MPC - Shifting Hallowed Grounds? A Year Late


Wednesday, May 25, 2016 10.21 AM / Dexter Analytics

The monetary policy committee of the Central Bank of Nigeria held its third meeting of the year between 23rd and 24th May, 2016 and all committee members unanimously voted to retain rates. The MPR was retained at 12% with an asymmetric corridor of +2%/-5%, and the harmonized CRR remains at 22.5%.

The members of the committee also appear to be shifting grounds as they voted to adopt a flexible exchange rate system, which would mean relaxing their stern stance on foreign exchange administrative measures that drove foreign currency illiquidity and the loss of foreign investment over the past year.

With little clarity on this end, we believe a likely devaluation of the Naira would be the first step towards adopting market friendly pricing in the Forex Market. However, we note with major concern that an equal mention of a small window for critical transactions would mean that there are still grey areas ahead.

It is evident that underlying weakness in macroeconomic indicators, collapsed into a terminology known as stagflation (muted growth in GDP and a spiral in inflation), which have served as major Issues of contention and dilemma for the policy making body have remain unchanged.

However, we believe that recent data from the National Bureau of Statistics which suggests that key economic indicators had worsened are clearly responsible for the new measures.  Top among this remains a rapid slowdown in GDP growth, whose outcome was a contraction to a twelve year low of -0.36% in the first quarter of 2016 (vs Q1 2015: 5.62%), a 13.7% rise in inflation in April (March: 12.8%) to the highest since 2010 and soaring unemployment rates which stood at 12.1% for Q1 2016 (Q4 2015: 10.4%).

In view of the likely changes to foreign exchange management, we note the following:

·         On the suggestion of a dual market for perceived ‘critical transactions’, we believe that corrupt tendencies through round tripping and arbitrage opportunities remains rife. And selective allocation of Forex of any sort to any segment violates the tenets of free market.

·         The adoption of a market friendly rate also serves to ease speculative demand, ensure that speculative holders dispose their foreign currency holdings to boost supply and would lay solid foundations for the re-entry of foreign investors and re-admission of Nigeria’s capital markets to international indices (JP GBI-EM index, Barclays MSCI Index, etc). A continuous signal in this direction is needed to calm nerves and limit currency risks to foreign investments.

·         For equities, the changes should be perceived as positive. One, attractive stocks would benefit as investors with higher risk appetite redirect investments into equities. Two, in a more optimistic light, it would facilitate the return of foreign investors whose flight had pummeled market returns. However, clarity on the direction of foreign exchange policy would serve as cue that would guide investor decisions.

On interest rates, below are key considerations:

·         We believe the maintenance of interest rates at present levels goes to support lower borrowing rates as the FG’s fiscal expansion takes foot. However, this is at a cost to private investment in fixed income securities due to negative real returns.

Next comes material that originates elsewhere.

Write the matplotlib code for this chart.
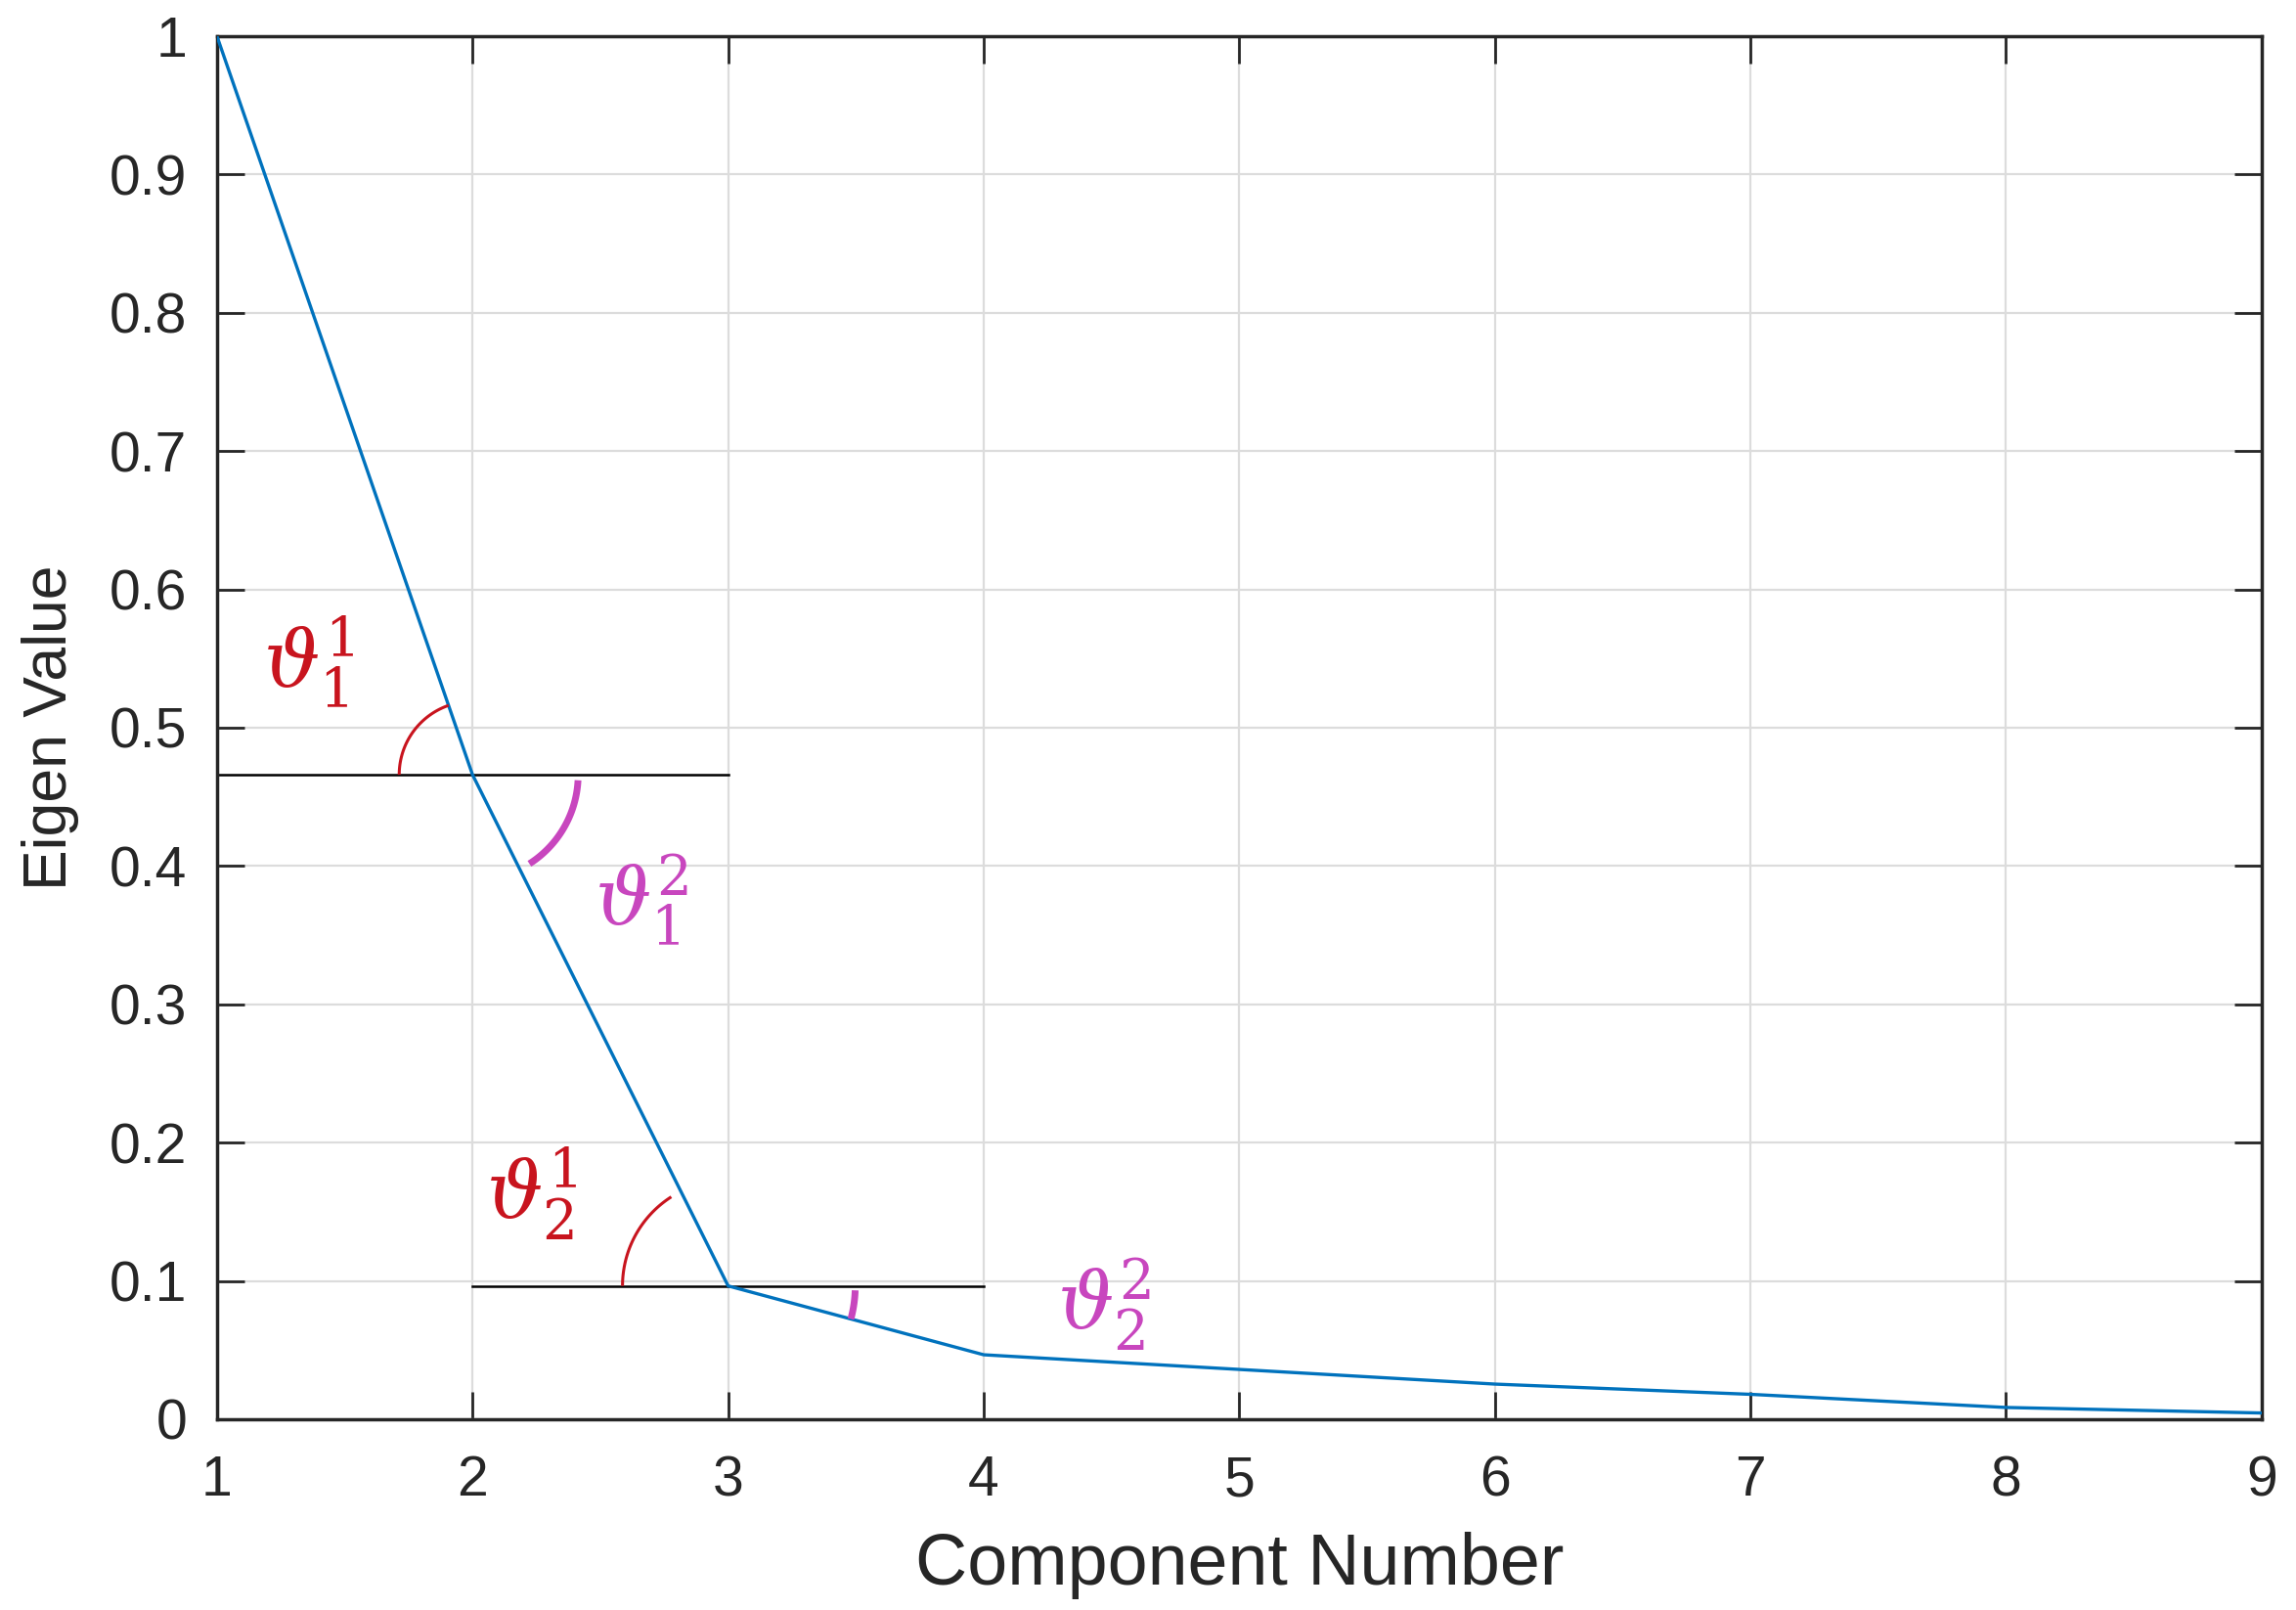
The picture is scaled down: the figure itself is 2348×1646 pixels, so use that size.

·         We hold the view that raising rates would not help rein in inflation, as inflationary factors have been more of structural factors than of excess liquidity levels. Inflation has been largely stoked by recurring shortage in fuel supply, food shortages, high import costs pass-through and the hike in electricity rates. While the standard dictate would be to hike interest rates to lessen inflationary tendencies and also factor in sure tendencies of future spike in inflation, the CBN finally discards seeing current inflation as a monetary phenomenon by holding rates. With this move, it has made known its intention to favour policy choices that will facilitate a return to growth.

Without a timeline for these changes, we expect that the CBN will move swiftly (outside the MPC meeting) to set a good pace for the second half of the year (H2:2016). On the interim, the economy is at the precipice of a recession as we see a further contraction in GDP growth in Q2 2016.

We believe the economy can only weather the storm if CBN’s monetary policy choices are supportive of the real sector and FG’s expansionary spending.